Giff’s reaction was just as violent. He jumped back a step while crying out like a wounded animal. “What the heck am I looking at?” Although he was horrified, his eyes were glued to the painting before him. “Is it just me or is that man ghosting himself on the pottery wheel?”
“Ghosting?” I questioned, looking at my friend.
“Yeah. Ghosting. It’s a term used for those who find it humorous to recreate the iconic pottery wheel scene from the movie Ghost. Fred’s a potter, so the impulse is there, but he’s far from being a Patrick Swayze look-alike. And that’s not Demi Moore he’s got clenched between his thighs. Correct me if I’m wrong, but that looks like a younger version of Fred.” It was then that Giff let out a long, pent-up hoot. Still chuckling, he asked, “What was the woman thinking, painting a portrait like this?”
“It’s farcical,” I added. “Mocking even.” And it really was, because the portrait we were staring at clearly depicted a present-day Fred making a ghostly visit to his younger self on the pottery wheel, teaching his younger self his perfected technique. The subject was oddly disturbing, and yet no one could deny that it was beautifully executed. “It’s astonishing,” I uttered. “I’m not quite sure what to make of it.”
“Hey, dudes. Can one of you throw s
ome light over here?” Peter was still rooting around in the back looking for the record book.
Giff stood and held up his phone.
“Peter, we’re looking at a painting of Fred Beauchamp,” I said. “I didn’t know Fred commissioned a painting.”
“Yeah. Last summer. He’s not rich or anything.” Peter poked his head above a richly upholstered chair with a gilded frame. “I think he did it to impress her.

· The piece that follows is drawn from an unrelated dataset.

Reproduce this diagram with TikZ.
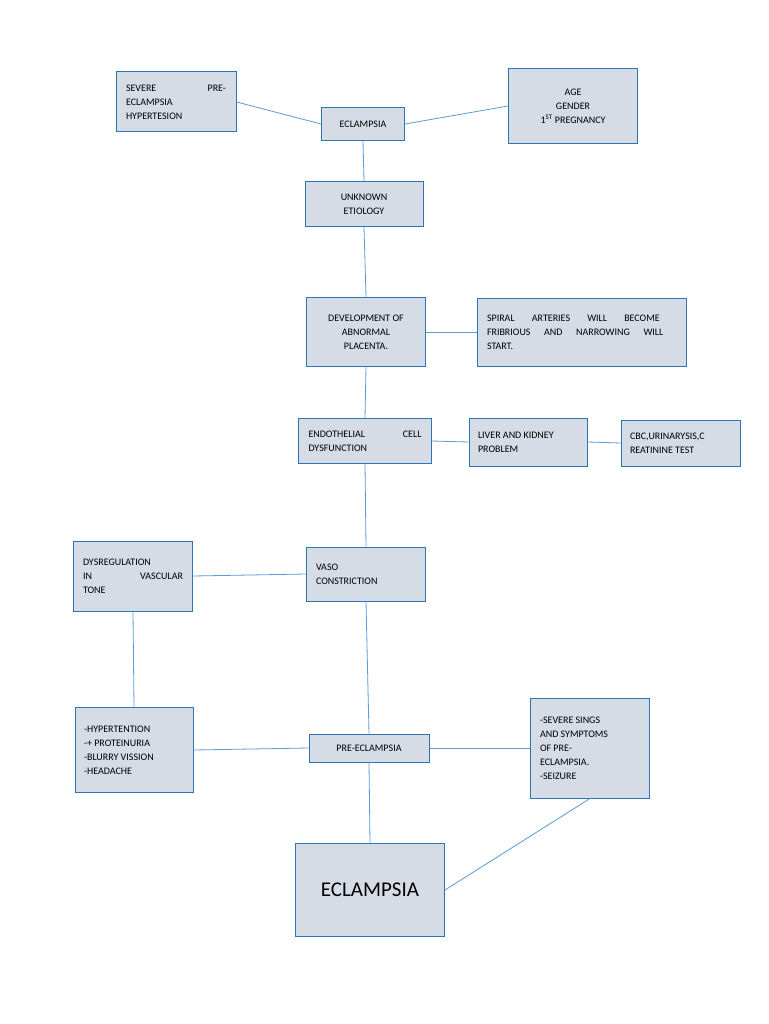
\documentclass[tikz,border=0pt]{standalone}
\usepackage{fontspec}
\setmainfont{Carlito}
\begin{document}
\begin{tikzpicture}[x=1pt,y=-1pt,
  box/.style={draw=boxline,fill=boxfill,line width=1pt,inner sep=0pt,
    font=\fontsize{10}{14}\selectfont},
  link/.style={draw=linkc,line width=0.8pt}]
\definecolor{boxfill}{HTML}{D6DCE5}
\definecolor{boxline}{HTML}{2E75B6}
\definecolor{linkc}{HTML}{5B9BD5}
\useasboundingbox (0,0) rectangle (768,1024);
\fill[white] (0,0) rectangle (768,1024);

\node[box,minimum width=120,minimum height=60] (sev) at (176,102)
  {\parbox{100pt}{\hspace*{0pt}SEVERE\hfill PRE-\\ECLAMPSIA\\HYPERTESION}};
\node[box,minimum width=83,minimum height=33] (ecl) at (363,124) {ECLAMPSIA};
\node[box,minimum width=129,minimum height=75,align=center] (age) at (573,106)
  {AGE\\GENDER\\1\textsuperscript{ST} PREGNANCY};
\node[box,minimum width=118,minimum height=45,align=center] (unk) at (364,204)
  {UNKNOWN\\ETIOLOGY};
\node[box,minimum width=119,minimum height=69,align=center] (dev) at (366,332)
  {DEVELOPMENT OF\\ABNORMAL\\PLACENTA.};
\node[box,minimum width=209,minimum height=68] (spi) at (582,332)
  {\parbox{190pt}{\spaceskip=0pt plus 1fil SPIRAL ARTERIES WILL BECOME\\
  FRIBRIOUS AND NARROWING WILL\\START.}};
\node[box,minimum width=133,minimum height=45] (end) at (365,441)
  {\parbox{113pt}{\hspace*{0pt}ENDOTHELIAL\hfill CELL\\DYSFUNCTION}};
\node[box,minimum width=118,minimum height=48] (liv) at (528,442)
  {\parbox{100pt}{LIVER AND KIDNEY\\PROBLEM}};
\node[box,minimum width=119,minimum height=46] (cbc) at (681,443)
  {\parbox{102pt}{CBC,URINARYSIS,C\\REATININE TEST}};
\node[box,minimum width=119,minimum height=54] (vas) at (366,574)
  {\parbox{100pt}{VASO\\CONSTRICTION}};
\node[box,minimum width=119,minimum height=70] (dys) at (133,576)
  {\parbox{100pt}{DYSREGULATION\\IN\hfill VASCULAR\\TONE}};
\node[box,minimum width=118,minimum height=85] (hyp) at (134,750)
  {\parbox{100pt}{-HYPERTENTION\\-+ PROTEINURIA\\-BLURRY VISSION\\-HEADACHE}};
\node[box,minimum width=120,minimum height=28] (pre) at (369,748) {PRE-ECLAMPSIA};
\node[box,minimum width=119,minimum height=100] (sss) at (590,748)
  {\parbox{100pt}{-SEVERE SINGS\\AND SYMPTOMS\\OF PRE-\\ECLAMPSIA.\\-SEIZURE}};
\node[box,minimum width=149,minimum height=93,font=\fontsize{21}{24}\selectfont]
  (big) at (370,890) {ECLAMPSIA};

\draw[link] (sev.east) -- (ecl.west);
\draw[link] (ecl.east) -- (age.west);
\draw[link] (ecl.south) -- (unk.north);
\draw[link] (unk.south) -- (dev.north);
\draw[link] (dev.east) -- (spi.west);
\draw[link] (dev.south) -- (end.north);
\draw[link] (end.east) -- (liv.west);
\draw[link] (liv.east) -- (cbc.west);
\draw[link] (end.south) -- (vas.north);
\draw[link] (vas.west) -- (dys.east);
\draw[link] (dys.south) -- (hyp.north);
\draw[link] (vas.south) -- (pre.north);
\draw[link] (pre.west) -- (hyp.east);
\draw[link] (pre.east) -- (sss.west);
\draw[link] (pre.south) -- (big.north);
\draw[link] (sss.south) -- (big.east);
\end{tikzpicture}
\end{document}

Anyhow, his unveiling was scheduled for next Saturday. It’s all here in the ledger.” He held up a leather-bound book and wiggled it. “I keep it in the drawer of the big desk,” he explained, walking back toward us. He opened the book, revealing a bookmarked page. “These are her new commissions. Pricing’s over here, and on this page is the order of the unveilings. People pay a lot of money for her work. She liked to draw out the ordeal for dramatic effect. Those,” he said, pointing to the row of covered paintings, “are in order.”
“So Fred hasn’t seen this yet?” I pointed my phone light back on the painting.
“Whoa!” Peter cried upon seeing it. “Dudes! Is it just me, or is old Fred ghosting a young Fred?”
“Is this the first time you’re seeing this?” For some reason this intrigued me.
Peter, still staring at the portrait, started to giggle. A short while later he pulled himself together and replied, “Yeah. I mean, I’d totally remember this one if I’d seen it before. Silvia painted in her room at night. She always made sure I attend the sittings. After that I’d, like, catch glimpses of all her commissions in various stages of completion. But after Silvia worked on a painting she liked to cover it. She didn’t want anyone looking at her work until she held the unveiling. It was just her way.” Peter looked at the painting again and let out another wave of giggles. Giff, unable to help himself, erupted in laughter as well. “I was at Fred’s sitting,” Peter offered, stifling his laughter. “It was totally normal. This,” he added, pointing to the painting, “is totally messed up.”